▶ **Exercise instructions**
Exactly reproduce the lines that run from the one containing "Output the Python" through the one containing "fig = go.Figure()", ends included, with no pictures.

▶ **Supplied records**
— START —

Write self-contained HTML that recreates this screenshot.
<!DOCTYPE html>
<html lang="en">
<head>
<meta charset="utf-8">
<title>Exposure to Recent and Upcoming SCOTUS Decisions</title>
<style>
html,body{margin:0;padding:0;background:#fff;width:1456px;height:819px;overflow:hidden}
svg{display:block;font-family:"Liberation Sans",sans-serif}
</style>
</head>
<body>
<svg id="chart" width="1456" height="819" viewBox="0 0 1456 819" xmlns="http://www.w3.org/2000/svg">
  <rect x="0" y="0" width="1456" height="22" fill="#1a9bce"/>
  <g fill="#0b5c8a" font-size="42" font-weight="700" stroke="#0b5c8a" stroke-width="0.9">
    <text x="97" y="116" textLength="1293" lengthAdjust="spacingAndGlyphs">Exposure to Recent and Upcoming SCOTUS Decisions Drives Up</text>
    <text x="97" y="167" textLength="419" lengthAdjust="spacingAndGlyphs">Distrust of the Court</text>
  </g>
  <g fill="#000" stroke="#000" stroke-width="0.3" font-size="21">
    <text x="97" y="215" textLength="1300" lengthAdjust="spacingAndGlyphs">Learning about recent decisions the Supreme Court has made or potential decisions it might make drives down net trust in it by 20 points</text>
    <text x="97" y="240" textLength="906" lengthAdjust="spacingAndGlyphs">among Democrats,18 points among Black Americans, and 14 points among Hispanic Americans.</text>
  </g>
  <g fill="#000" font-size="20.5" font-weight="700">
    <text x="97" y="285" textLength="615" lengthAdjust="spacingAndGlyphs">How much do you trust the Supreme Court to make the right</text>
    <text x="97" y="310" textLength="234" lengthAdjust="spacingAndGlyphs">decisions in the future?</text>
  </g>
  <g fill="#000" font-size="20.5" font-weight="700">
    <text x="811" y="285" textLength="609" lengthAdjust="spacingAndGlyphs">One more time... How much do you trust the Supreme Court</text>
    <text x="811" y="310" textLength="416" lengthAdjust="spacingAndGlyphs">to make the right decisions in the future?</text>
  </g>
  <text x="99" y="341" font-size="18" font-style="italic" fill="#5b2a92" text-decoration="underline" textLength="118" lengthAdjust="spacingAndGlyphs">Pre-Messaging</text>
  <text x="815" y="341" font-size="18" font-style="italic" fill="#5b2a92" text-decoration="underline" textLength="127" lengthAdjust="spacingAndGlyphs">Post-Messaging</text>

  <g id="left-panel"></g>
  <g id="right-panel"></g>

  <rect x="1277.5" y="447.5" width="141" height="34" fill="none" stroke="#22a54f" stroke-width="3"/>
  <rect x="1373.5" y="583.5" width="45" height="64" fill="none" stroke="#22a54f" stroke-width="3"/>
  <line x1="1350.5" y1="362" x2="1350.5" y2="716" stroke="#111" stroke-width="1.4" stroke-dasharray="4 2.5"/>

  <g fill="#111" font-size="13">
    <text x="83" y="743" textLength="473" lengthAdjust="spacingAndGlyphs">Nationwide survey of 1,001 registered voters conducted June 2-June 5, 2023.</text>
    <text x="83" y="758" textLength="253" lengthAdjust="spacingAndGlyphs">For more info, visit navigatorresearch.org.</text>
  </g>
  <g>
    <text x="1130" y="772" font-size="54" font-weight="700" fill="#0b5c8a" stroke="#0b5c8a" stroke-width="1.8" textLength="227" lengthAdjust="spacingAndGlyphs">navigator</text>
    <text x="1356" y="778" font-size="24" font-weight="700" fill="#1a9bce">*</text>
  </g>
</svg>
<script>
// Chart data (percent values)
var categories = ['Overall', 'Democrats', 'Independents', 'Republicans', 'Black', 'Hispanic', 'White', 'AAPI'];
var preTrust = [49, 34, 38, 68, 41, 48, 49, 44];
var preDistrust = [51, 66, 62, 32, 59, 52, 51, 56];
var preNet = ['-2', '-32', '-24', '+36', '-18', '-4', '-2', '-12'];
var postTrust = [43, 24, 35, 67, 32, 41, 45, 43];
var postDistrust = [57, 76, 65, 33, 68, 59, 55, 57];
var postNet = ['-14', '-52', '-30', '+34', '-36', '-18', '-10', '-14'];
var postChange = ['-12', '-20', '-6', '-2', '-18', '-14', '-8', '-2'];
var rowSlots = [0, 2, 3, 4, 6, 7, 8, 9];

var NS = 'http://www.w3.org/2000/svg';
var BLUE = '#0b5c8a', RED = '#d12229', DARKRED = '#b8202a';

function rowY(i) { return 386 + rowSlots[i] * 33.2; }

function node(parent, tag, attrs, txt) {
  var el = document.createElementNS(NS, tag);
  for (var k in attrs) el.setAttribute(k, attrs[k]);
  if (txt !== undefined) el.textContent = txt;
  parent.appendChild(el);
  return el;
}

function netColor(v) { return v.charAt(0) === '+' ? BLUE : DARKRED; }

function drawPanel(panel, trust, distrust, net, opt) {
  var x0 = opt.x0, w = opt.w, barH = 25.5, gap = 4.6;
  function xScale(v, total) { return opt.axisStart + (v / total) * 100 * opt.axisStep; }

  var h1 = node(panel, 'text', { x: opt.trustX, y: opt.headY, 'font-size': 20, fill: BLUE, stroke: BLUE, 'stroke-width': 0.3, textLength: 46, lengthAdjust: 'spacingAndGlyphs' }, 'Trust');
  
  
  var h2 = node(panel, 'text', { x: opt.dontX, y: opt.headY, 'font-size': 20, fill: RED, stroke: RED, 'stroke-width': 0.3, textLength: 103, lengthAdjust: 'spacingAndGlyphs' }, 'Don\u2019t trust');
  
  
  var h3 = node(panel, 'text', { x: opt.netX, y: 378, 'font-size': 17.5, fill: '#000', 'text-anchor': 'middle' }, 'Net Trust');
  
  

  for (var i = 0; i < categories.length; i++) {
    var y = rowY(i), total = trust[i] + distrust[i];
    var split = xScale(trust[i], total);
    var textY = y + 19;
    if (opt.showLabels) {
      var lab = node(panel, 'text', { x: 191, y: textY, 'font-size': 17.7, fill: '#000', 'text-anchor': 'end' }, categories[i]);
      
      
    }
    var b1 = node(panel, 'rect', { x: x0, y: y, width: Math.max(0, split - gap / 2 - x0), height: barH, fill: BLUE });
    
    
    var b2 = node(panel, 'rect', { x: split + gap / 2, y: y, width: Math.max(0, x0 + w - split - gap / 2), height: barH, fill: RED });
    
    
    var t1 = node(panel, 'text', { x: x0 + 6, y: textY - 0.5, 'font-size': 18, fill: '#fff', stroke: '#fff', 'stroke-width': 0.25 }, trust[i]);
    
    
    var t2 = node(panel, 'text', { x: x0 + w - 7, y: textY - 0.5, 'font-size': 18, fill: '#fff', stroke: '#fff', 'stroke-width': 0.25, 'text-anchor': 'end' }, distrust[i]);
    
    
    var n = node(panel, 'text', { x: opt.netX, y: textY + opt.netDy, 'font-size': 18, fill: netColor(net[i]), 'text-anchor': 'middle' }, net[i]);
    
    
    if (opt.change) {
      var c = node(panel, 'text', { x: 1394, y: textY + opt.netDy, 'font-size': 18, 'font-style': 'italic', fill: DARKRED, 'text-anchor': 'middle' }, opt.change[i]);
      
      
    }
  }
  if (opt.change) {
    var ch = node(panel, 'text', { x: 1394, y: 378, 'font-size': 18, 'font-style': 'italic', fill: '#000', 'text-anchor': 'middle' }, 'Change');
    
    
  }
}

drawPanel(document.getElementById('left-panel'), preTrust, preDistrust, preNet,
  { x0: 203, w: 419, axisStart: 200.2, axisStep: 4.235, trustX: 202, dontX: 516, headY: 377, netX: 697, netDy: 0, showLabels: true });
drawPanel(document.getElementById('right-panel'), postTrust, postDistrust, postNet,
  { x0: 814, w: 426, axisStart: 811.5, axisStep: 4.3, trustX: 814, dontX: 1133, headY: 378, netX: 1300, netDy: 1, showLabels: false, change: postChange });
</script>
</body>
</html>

— END —
— START —

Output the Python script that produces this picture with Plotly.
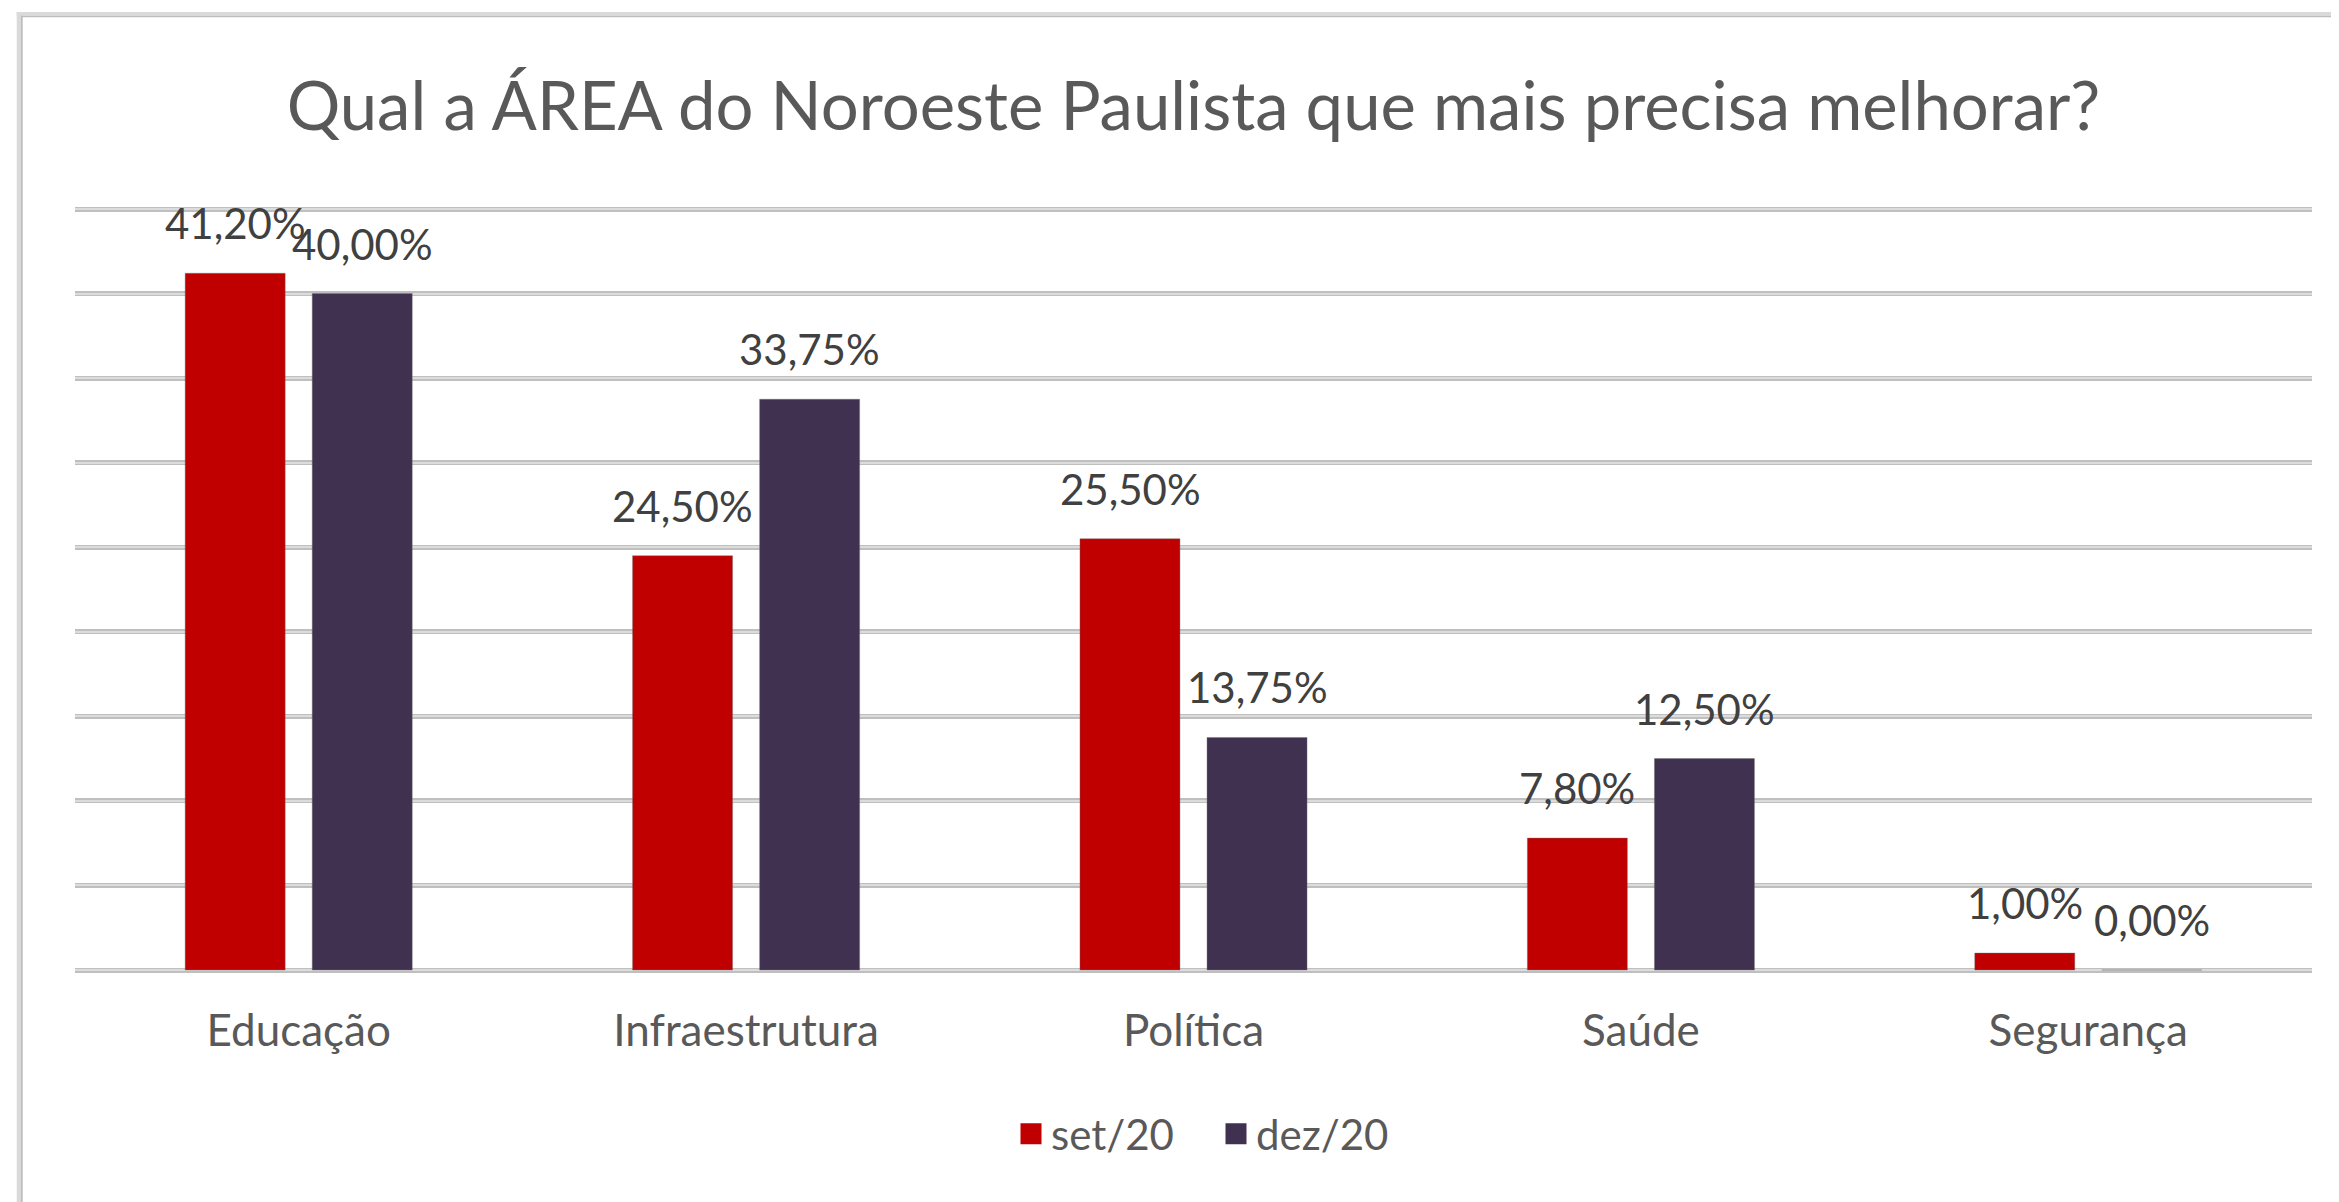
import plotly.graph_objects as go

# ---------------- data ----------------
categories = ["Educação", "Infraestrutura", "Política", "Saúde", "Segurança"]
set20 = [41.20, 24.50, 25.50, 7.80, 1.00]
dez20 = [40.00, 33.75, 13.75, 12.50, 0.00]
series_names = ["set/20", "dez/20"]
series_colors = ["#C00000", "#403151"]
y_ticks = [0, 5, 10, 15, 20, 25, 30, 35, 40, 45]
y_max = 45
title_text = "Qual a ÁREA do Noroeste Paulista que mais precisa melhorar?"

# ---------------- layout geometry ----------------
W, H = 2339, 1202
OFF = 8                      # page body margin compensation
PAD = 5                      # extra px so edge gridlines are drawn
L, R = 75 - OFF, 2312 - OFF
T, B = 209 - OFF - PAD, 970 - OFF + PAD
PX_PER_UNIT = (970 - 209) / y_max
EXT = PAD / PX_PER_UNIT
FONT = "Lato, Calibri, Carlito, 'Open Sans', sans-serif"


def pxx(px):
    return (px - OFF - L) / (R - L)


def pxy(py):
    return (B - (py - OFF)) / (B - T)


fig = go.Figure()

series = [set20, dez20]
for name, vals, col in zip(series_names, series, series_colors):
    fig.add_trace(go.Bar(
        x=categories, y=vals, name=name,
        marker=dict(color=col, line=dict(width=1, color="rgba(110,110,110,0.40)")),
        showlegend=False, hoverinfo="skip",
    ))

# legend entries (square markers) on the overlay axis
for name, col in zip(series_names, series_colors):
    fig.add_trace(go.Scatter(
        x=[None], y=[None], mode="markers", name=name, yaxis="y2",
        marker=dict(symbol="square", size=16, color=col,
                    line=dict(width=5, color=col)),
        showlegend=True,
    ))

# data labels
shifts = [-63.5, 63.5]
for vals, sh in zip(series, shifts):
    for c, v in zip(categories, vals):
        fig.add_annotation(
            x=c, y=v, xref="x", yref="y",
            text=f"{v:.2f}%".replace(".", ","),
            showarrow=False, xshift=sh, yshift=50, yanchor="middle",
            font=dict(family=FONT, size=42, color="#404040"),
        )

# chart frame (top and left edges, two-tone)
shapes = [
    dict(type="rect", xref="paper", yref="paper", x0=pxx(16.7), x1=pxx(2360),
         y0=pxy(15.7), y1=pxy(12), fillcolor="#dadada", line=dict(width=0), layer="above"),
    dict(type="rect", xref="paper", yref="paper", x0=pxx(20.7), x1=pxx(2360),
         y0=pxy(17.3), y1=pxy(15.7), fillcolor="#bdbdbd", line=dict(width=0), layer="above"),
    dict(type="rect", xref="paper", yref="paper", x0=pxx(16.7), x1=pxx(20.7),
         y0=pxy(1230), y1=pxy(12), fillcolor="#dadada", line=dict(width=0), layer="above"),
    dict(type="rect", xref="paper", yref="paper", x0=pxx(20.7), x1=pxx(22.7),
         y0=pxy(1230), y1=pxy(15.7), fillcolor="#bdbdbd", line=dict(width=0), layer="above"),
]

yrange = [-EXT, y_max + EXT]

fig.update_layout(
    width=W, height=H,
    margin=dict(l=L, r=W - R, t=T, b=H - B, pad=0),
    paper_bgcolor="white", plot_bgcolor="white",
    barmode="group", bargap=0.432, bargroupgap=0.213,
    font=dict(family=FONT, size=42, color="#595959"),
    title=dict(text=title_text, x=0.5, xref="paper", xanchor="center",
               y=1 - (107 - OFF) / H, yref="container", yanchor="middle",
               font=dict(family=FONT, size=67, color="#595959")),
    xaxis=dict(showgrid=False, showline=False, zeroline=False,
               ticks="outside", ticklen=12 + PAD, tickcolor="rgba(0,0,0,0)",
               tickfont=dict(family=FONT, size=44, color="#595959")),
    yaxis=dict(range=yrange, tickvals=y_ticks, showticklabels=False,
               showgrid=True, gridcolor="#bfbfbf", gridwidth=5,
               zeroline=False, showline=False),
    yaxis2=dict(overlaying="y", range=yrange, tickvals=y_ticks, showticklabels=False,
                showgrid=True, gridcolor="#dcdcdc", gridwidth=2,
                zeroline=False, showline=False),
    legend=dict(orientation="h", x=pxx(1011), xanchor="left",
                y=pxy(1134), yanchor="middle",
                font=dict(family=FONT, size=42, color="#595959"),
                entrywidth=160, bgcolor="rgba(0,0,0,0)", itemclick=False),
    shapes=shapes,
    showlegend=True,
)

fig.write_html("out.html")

— END —
— START —

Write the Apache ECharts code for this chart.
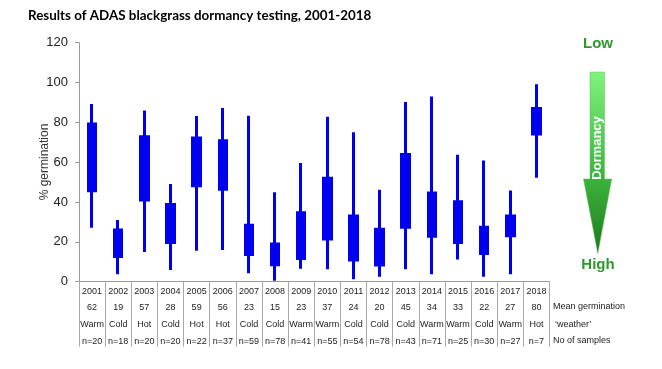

— END —

▶ **The answer**
Output the Python script that produces this picture with Plotly.
import plotly.graph_objects as go

# ---------------- data ----------------
categories = ["Educação", "Infraestrutura", "Política", "Saúde", "Segurança"]
set20 = [41.20, 24.50, 25.50, 7.80, 1.00]
dez20 = [40.00, 33.75, 13.75, 12.50, 0.00]
series_names = ["set/20", "dez/20"]
series_colors = ["#C00000", "#403151"]
y_ticks = [0, 5, 10, 15, 20, 25, 30, 35, 40, 45]
y_max = 45
title_text = "Qual a ÁREA do Noroeste Paulista que mais precisa melhorar?"

# ---------------- layout geometry ----------------
W, H = 2339, 1202
OFF = 8                      # page body margin compensation
PAD = 5                      # extra px so edge gridlines are drawn
L, R = 75 - OFF, 2312 - OFF
T, B = 209 - OFF - PAD, 970 - OFF + PAD
PX_PER_UNIT = (970 - 209) / y_max
EXT = PAD / PX_PER_UNIT
FONT = "Lato, Calibri, Carlito, 'Open Sans', sans-serif"


def pxx(px):
    return (px - OFF - L) / (R - L)


def pxy(py):
    return (B - (py - OFF)) / (B - T)


fig = go.Figure()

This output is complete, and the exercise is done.